I’ve seen kitchens that looked like cozy gathering spots turned into sterile operating rooms overnight because someone bought "Cool White" bulbs. If you want to maintain the look of your home, you must look for "Warm White" or "Soft White," specifically 2700K to 3000K. If you want something even warmer, like candlelight, look for 2200K. Also, pay attention to the CRI (Color Rendering Index). If the CRI is below 80, colors will look muddy and gray. For a kitchen or bathroom, you want a CRI of 90 or higher. It costs a bit more, but it’s the difference between your food looking delicious and looking like plastic.
A Reality Check on What it Takes
You aren't going to solve your lighting issues by grabbing the first box you see. The industry for small-scale lighting is fragmented and poorly regulated. You'll find thousands of "no-name" brands online promising 50,000 hours of life for two dollars. They're lying. A high-quality LED in this form factor requires sophisticated heat management and a miniaturized driver that simply can't be manufactured for pennies.

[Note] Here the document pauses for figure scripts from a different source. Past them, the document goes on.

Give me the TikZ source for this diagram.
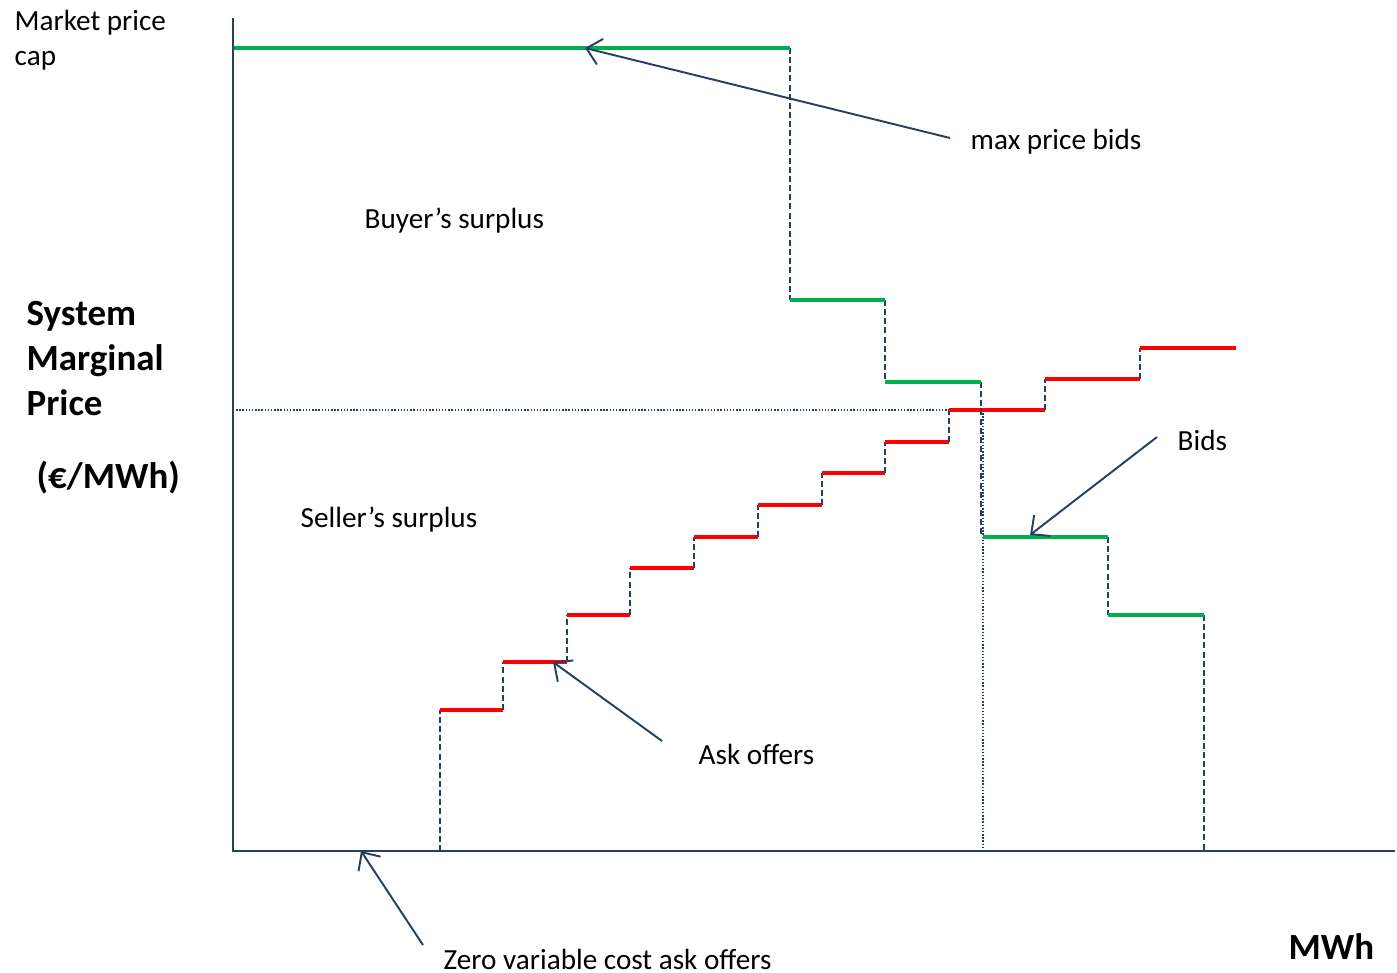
\documentclass[tikz,border=0pt]{standalone}
\usepackage{fontspec}
\setmainfont{Carlito}
\usepackage{xcolor}
\usepackage{tikz}
\usetikzlibrary{positioning,arrows.meta}
\definecolor{navy}{RGB}{38,64,97}
\definecolor{bidgreen}{RGB}{0,176,80}
\definecolor{askred}{RGB}{255,0,0}
\tikzstyle{lbl}=[inner sep=0pt, anchor=west, font=\fontsize{8.3}{9.7}\selectfont]
\tikzstyle{axislbl}=[inner sep=0pt, anchor=west, font=\fontsize{10.5}{12.8}\selectfont\bfseries]
\tikzstyle{ask}=[askred, line width=1.25pt]
\tikzstyle{bid}=[bidgreen, line width=1.25pt]
\tikzstyle{riser}=[navy, line width=0.55pt, dash pattern=on 1.7pt off 0.9pt]
\tikzstyle{guide}=[navy, line width=0.5pt, dash pattern=on 0.4pt off 0.5pt]
\tikzstyle{pointer}=[navy, line width=0.55pt, -{Straight Barb[length=4pt,width=7.5pt]}]

\begin{document}
\begin{tikzpicture}[x=0.01cm, y=-0.01cm]
				\useasboundingbox (0,0) rectangle (1397,973);
				
				% dotted price lines
				\draw[guide] (233,410) -- (949,410);
				\draw[guide] (983,410) -- (983,851);
				
				% ask offers
				\foreach \xa/\xb/\ya/\yb in {440/503/851/710, 503/567/710/662, 567/630/662/615, 630/694/615/568, 694/758/568/537, 758/822/537/505, 822/885/505/473, 885/949/473/442, 949/1045/442/410, 1045/1140/410/379, 1140/1236/379/348}
				{
					\draw[riser] (\xa,\ya) -- (\xa,\yb);
					\draw[ask] (\xa,\yb) -- (\xb,\yb);
				}
				
				% bids
				\draw[riser] (790,48) -- (790,300);
				\draw[riser] (885,300) -- (885,382);
				\draw[riser] (981,382) -- (981,537);
				\draw[riser] (1108,537) -- (1108,615);
				\draw[riser] (1204,615) -- (1204,851);
				\draw[bid] (233,48) -- (790,48);
				\draw[bid] (790,300) -- (885,300);
				\draw[bid] (885,382) -- (981,382);
				\draw[bid] (983,537) -- (1108,537);
				\draw[bid] (1108,615) -- (1204,615);
				
				% axes
				\draw[navy, line width=0.6pt] (233,18) -- (233,851) -- (1395,851);
				
				% labels
				\node[lbl, anchor=north west, align=left] (cap) at (14,10) {Market price\\cap};
				\node[axislbl, anchor=north west, align=left] (smp) at (26,301) {System\\Marginal\\Price};
				\node[axislbl] (unit) at (36,478) {(€/MWh)};
				\node[axislbl] (mwh) at (1288,947) {MWh};
				\node[lbl] (buyer) at (364,221) {Buyer’s surplus};
				\node[lbl] (seller) at (300,520) {Seller’s surplus};
				\node[lbl] (maxbids) at (970,142) {max price bids};
				\node[lbl] (bids) at (1177,440) {Bids};
				\node[lbl] (askoff) at (698,754) {Ask offers};
				\node[lbl] (zero) at (443,959) {Zero variable cost ask offers};
				
				\coordinate (capbid) at (585,48);
				\coordinate (lowbid) at (1030,535);
				\coordinate (secask) at (553,662);
				\coordinate (origin) at (361,851);
				
				\draw[pointer] ([shift={(-20,-4)}]maxbids.west) -- (capbid);
				\draw[pointer] ([shift={(-20,-3)}]bids.west) -- (lowbid);
				\draw[pointer] ([shift={(-36,-13)}]askoff.west) -- (secask);
				\draw[pointer] ([shift={(-20,-14)}]zero.west) -- (origin);
			\end{tikzpicture}
\end{document}
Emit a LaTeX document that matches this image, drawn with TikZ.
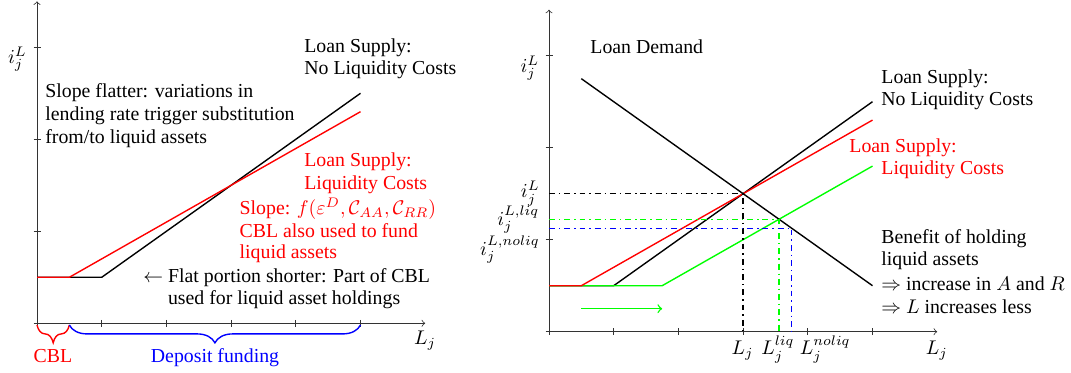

If you want this to work, you have to be meticulous. You have to read the fine print on the fixture, measure the pins with a ruler, and match the voltage exactly. There are no shortcuts. If a bulb feels light as a feather and the plastic looks translucent, it's probably junk that will fail in three months. Real success in this field comes from recognizing that these small components are precise electrical instruments, not just pieces of glass. Treat them with the same attention to detail you'd give to your computer or your car's engine, or you'll be back in the hardware store sooner than you think, buying yet another replacement for a fixture you’ve already broken.